Her reaction? "Just total shock, I couldn't believe what I was seeing," she says. "The world is in such a bad state of affairs, it's scary. But you know, you can't live in fear. I don't believe in living in fear. I realized that day that you have to snap out of it. You have to recognize what's happened, but you have to just carry on. As with any other disaster that's ever happened in our history -- and there have been many huge ones, all as impactful on the world. So I try to see everything in perspective and say, 'Well, we just have to keep going. I have a new child now and we have to carry on.

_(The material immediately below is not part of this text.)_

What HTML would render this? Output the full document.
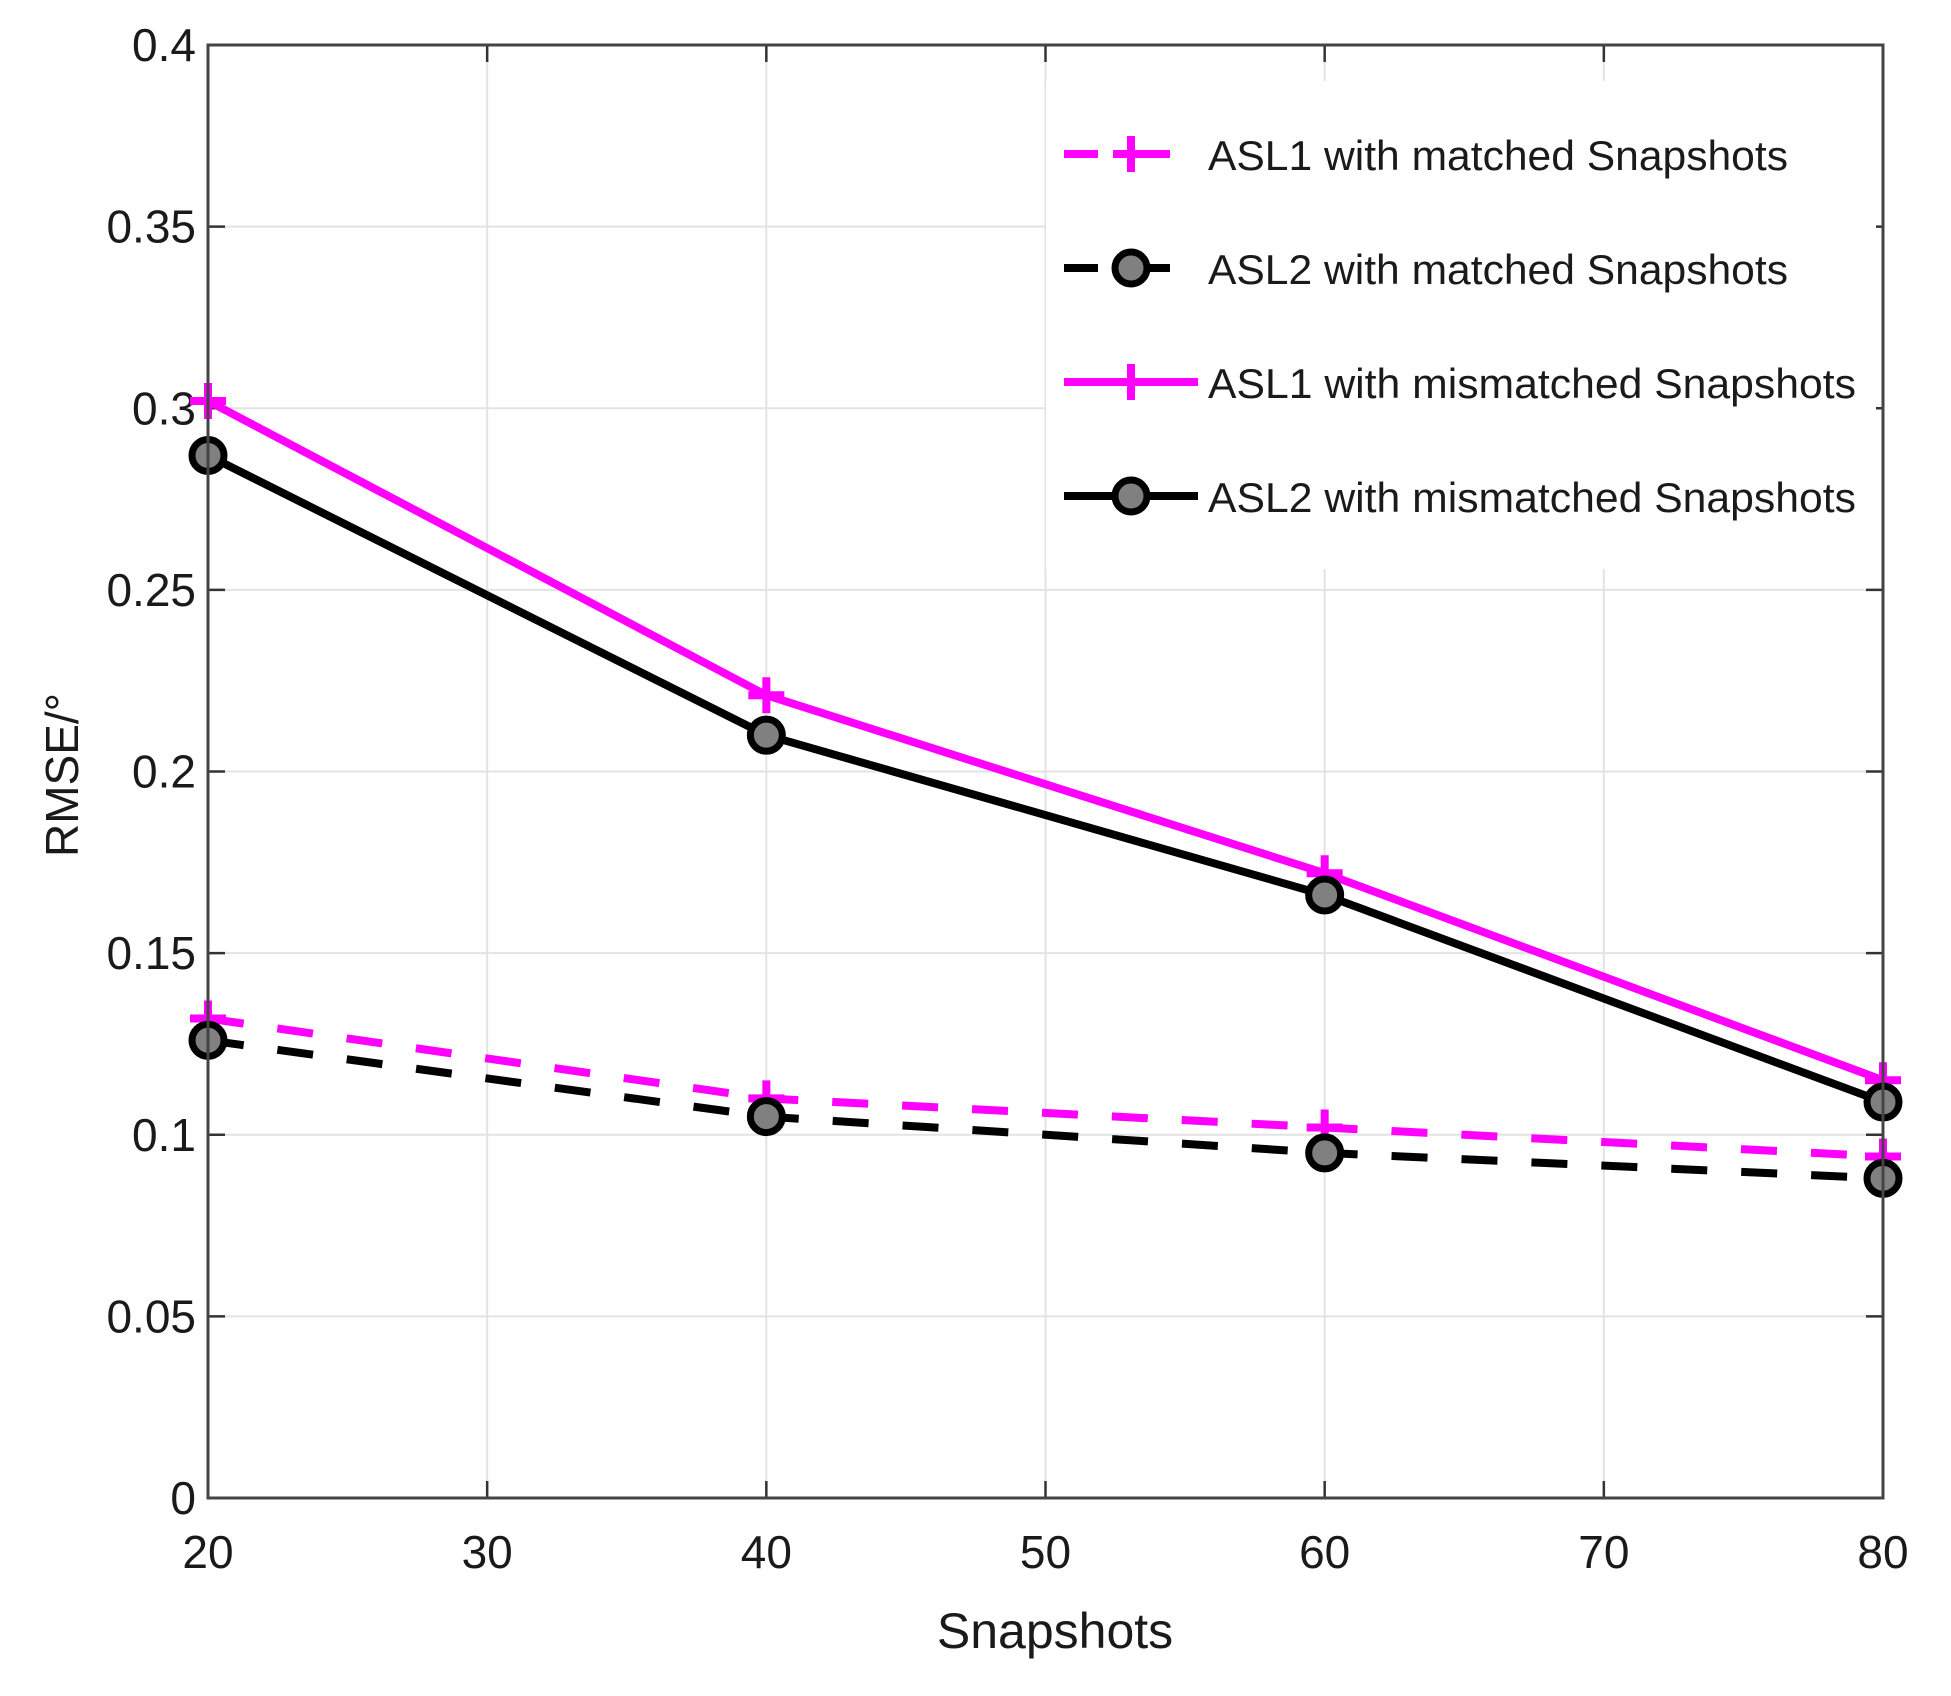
<!DOCTYPE html>
<html><head><meta charset="utf-8"><style>
html,body{margin:0;padding:0;background:#fff}
svg{display:block}
text{font-family:"Liberation Sans",sans-serif;fill:#1a1a1a}
</style></head><body>
<svg id="chart" width="1951" height="1696" viewBox="0 0 1951 1696" xmlns="http://www.w3.org/2000/svg"></svg>
<script>
const categories = [20, 40, 60, 80];
const asl1Matched = [0.132, 0.110, 0.102, 0.094];
const asl2Matched = [0.126, 0.105, 0.095, 0.088];
const asl1Mismatched = [0.302, 0.221, 0.172, 0.115];
const asl2Mismatched = [0.287, 0.210, 0.166, 0.109];
const xTicks = [20, 30, 40, 50, 60, 70, 80];
const yTicks = [0, 0.05, 0.1, 0.15, 0.2, 0.25, 0.3, 0.35, 0.4];
const yTickLabels = ["0", "0.05", "0.1", "0.15", "0.2", "0.25", "0.3", "0.35", "0.4"];
const legendLabels = ["ASL1 with matched Snapshots", "ASL2 with matched Snapshots", "ASL1 with mismatched Snapshots", "ASL2 with mismatched Snapshots"];

const NS = "http://www.w3.org/2000/svg";
const svg = document.getElementById('chart');
const L = 208, R = 1883, T = 45, B = 1498;
const xs = v => L + (v - 20) / 60 * (R - L);
const ys = v => B - v / 0.4 * (B - T);
function mk(tag, attrs, parent) {
  const e = document.createElementNS(NS, tag);
  for (const k in attrs) e.setAttribute(k, attrs[k]);
  (parent || svg).appendChild(e);
  return e;
}
xTicks.forEach(v => {
  const g = mk('line', {x1: xs(v), x2: xs(v), y1: T, y2: B, stroke: '#e3e3e3', 'stroke-width': 2});
  
  
});
yTicks.forEach(v => {
  const g = mk('line', {x1: L, x2: R, y1: ys(v), y2: ys(v), stroke: '#e3e3e3', 'stroke-width': 2});
  
  
});
xTicks.forEach(v => {
  mk('line', {x1: xs(v), x2: xs(v), y1: B, y2: B - 17, stroke: '#333', 'stroke-width': 2.5});
  mk('line', {x1: xs(v), x2: xs(v), y1: T, y2: T + 17, stroke: '#333', 'stroke-width': 2.5});
  const t = mk('text', {x: xs(v), y: B + 70, 'text-anchor': 'middle', 'font-size': 46});
  t.textContent = v;
  
  
});
yTicks.forEach((v, i) => {
  mk('line', {x1: L, x2: L + 17, y1: ys(v), y2: ys(v), stroke: '#333', 'stroke-width': 2.5});
  mk('line', {x1: R, x2: R - 17, y1: ys(v), y2: ys(v), stroke: '#333', 'stroke-width': 2.5});
  const t = mk('text', {x: L - 12, y: ys(v) + 16, 'text-anchor': 'end', 'font-size': 46});
  t.textContent = yTickLabels[i];
  
  
});
const lb = mk('rect', {x: 1046, y: 81, width: 830, height: 488, fill: '#fff'});



const series = [
  {d: asl1Matched, c: '#ff00ff', dash: '36 34', m: 'plus', n: 'asl1-matched'},
  {d: asl2Matched, c: '#000', dash: '36 34', m: 'circle', n: 'asl2-matched'},
  {d: asl1Mismatched, c: '#ff00ff', dash: null, m: 'plus', n: 'asl1-mismatched'},
  {d: asl2Mismatched, c: '#000', dash: null, m: 'circle', n: 'asl2-mismatched'}
];
function marker(type, x, y, c, g) {
  if (type === 'plus') {
    mk('line', {x1: x - 18, x2: x + 18, y1: y, y2: y, stroke: c, 'stroke-width': 8}, g);
    mk('line', {x1: x, x2: x, y1: y - 18, y2: y + 18, stroke: c, 'stroke-width': 8}, g);
  } else {
    mk('circle', {cx: x, cy: y, r: 16, fill: '#808080', stroke: '#000', 'stroke-width': 7}, g);
  }
}
series.forEach(s => {
  const g = mk('g', {});
  
  
  const pts = categories.map((c, i) => xs(c) + ',' + ys(s.d[i])).join(' ');
  const pl = mk('polyline', {points: pts, fill: 'none', stroke: s.c, 'stroke-width': 8, 'stroke-linejoin': 'round'}, g);
  if (s.dash) pl.setAttribute('stroke-dasharray', s.dash);
  
  
  categories.forEach((c, i) => marker(s.m, xs(c), ys(s.d[i]), s.c, g));
});
const box = mk('rect', {x: L, y: T, width: R - L, height: B - T, fill: 'none', stroke: '#444', 'stroke-width': 3});


legendLabels.forEach((lab, i) => {
  const s = series[i];
  const y = 154 + i * 114;
  const g = mk('g', {});
  
  
  const ln = mk('line', {x1: 1064, x2: 1198, y1: y, y2: y, stroke: s.c, 'stroke-width': 8}, g);
  if (s.dash) { ln.setAttribute('x2', 1170); ln.setAttribute('stroke-dasharray', '34 18 60'); }
  marker(s.m, 1131, y, s.c, g);
  const t = mk('text', {x: 1208, y: y + 16, 'font-size': 42}, g);
  t.textContent = lab;
  t.setAttribute('textLength', i >= 2 ? 648 : 580);
  t.setAttribute('lengthAdjust', 'spacingAndGlyphs');
});
const xt = mk('text', {x: 1055, y: 1648, 'text-anchor': 'middle', 'font-size': 50});
xt.textContent = 'Snapshots';


const yt = mk('text', {x: 0, y: 0, 'text-anchor': 'middle', 'font-size': 46, transform: 'translate(78,775) rotate(-90)'});
yt.textContent = 'RMSE/°';


</script>
</body></html>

We can't get caught up in fear.' I think it's been really great how the Americans, from what I've seen, seemed to have adopted that attitude as well."

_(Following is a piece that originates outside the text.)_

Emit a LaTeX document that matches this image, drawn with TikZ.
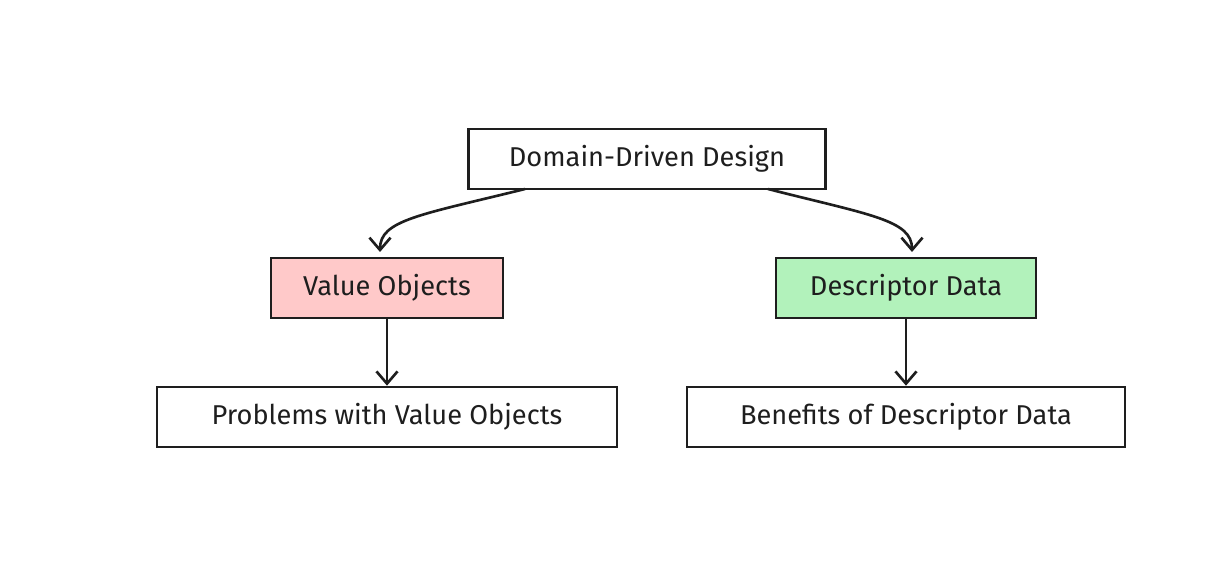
\documentclass[tikz,border=0pt]{standalone}
\usepackage{fontspec}
\setmainfont{Fira Sans}
\usetikzlibrary{arrows.meta}
\definecolor{pinkf}{HTML}{FFC9C9}
\definecolor{greenf}{HTML}{B2F2BB}
\definecolor{ink}{HTML}{1E1E1E}
\begin{document}
\begin{tikzpicture}[x=0.02cm,y=-0.02cm,
  box/.style={draw=ink,line width=1.5pt,minimum height=1.2cm,inner sep=0pt,font=\fontsize{15.5}{18}\selectfont,text=ink},
  arr/.style={draw=ink,line width=1.5pt,-{Straight Barb[length=7pt,width=12pt,line width=1.5pt]}}]
\useasboundingbox (0,0) rectangle (1214,567);
\node[box,minimum width=7.14cm] (ddd) at (647,159) {Domain-Driven Design};
\node[box,minimum width=4.64cm,fill=pinkf] (vo) at (387,288) {Value Objects};
\node[box,minimum width=5.2cm,fill=greenf] (dd) at (906,288) {Descriptor Data};
\node[box,minimum width=9.2cm] (pv) at (387,417) {Problems with Value Objects};
\node[box,minimum width=8.76cm] (bd) at (906,417) {Benefits of Descriptor Data};
\coordinate (a1) at (525,189);
\coordinate (a2) at (768,189);
\draw[arr] (a1) .. controls (420,215) and (380,220) .. (380,252);
\draw[arr] (a2) .. controls (870,215) and (912,220) .. (912,252);
\draw[arr] (vo) -- (pv);
\draw[arr] (dd) -- (bd);
\end{tikzpicture}
\end{document}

Twain says, unlike most people who wanted to immediately be with their loved ones, she wasn't in a big hurry to reunite with her family back in Canada that day. "I mean, of course, I was on the phone right away with my family and everybody was really shaken up. I was calling them to say, 'Do you know what's going on?' And we were very careful for a while about flying, which I think a lot of people were. I didn't want my family flying, so I wasn't going to rush to get them on the plane to get over here, or me the other way."

Twain also has made it a point not to be judgmental. "I became, I think, more objective about what's going on in the world. I realized that until we know a bit more about these people and the problems that are going on, don't judge."

She has become more conscious of world events, too. "I'm a lot more aware today about world affairs than I ever was before. It was an eye-opener, and I've made a point to try to pay more attention to what's going on. Not to freak myself out, just to be aware."